A recent article in the Harvard Business Review, “Three Rules for Making A Company Truly Great,” pointed to three elemental rules that were consistently followed by exceptional companies. There are a lot of hyperbole and clichés about how to create great companies, but the research by Michael Raynor and Mumtaz Ahmed (in the HRB article) shows that three fundamental principles are the keys to success. This finding was based on a statistical study of thousands of companies, so it is much more analytic than what business book happens to be at the top of the charts in a particular week. It is also apparent that these principles apply to social and mobile game companies.
- Better before cheaper. The first elementary rule to success is to compete on something other than price. Competitive positions built on greater differentiation through brand, style, or reliability are more likely to drive exceptional performance than positions built on lower prices. Given that it is hard to compete on price in the game industry, this rule drives home the importance of building your brand and reputation (largely through customer service).
- Revenue before cost. Prioritize increasing revenue over reducing costs.

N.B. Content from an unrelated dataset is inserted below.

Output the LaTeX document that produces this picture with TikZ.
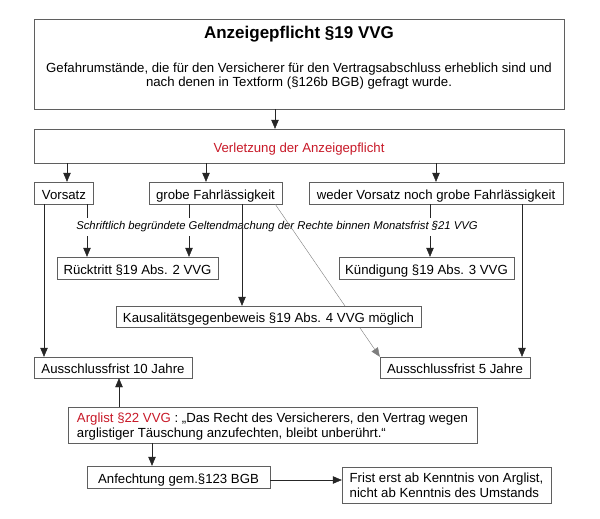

Companies must not only create value but also capture it in the form of profits. By an overwhelming margin, exceptional companies garner superior profits by achieving higher revenue than their rivals, through either higher prices or greater volume (or both). Very rarely is cost leadership a driver of superior profitability. This finding points to the importance of growth to a company’s success and why “growth hacking” is so in vogue (my post on growth). It was Facebook’s focus on growth that led to its multi-billion valuation, not a focus on cost containment.
- There are no other rules. Change anything in order to follow rules 1 and 2. This rule underscores the truth that in the pursuit of exceptional profitability, everything but the first two rules should be on the table. When considering all the other determinants of company performance (e.g., operational excellence, talent development, leadership style, corporate culture, reward systems), the article’s authors found wide variation among companies of all performance types.
What the rules do not do
These rules do not dictate specific behaviors. They also are not strategies. What they do is create foundational concepts for you to build a great company.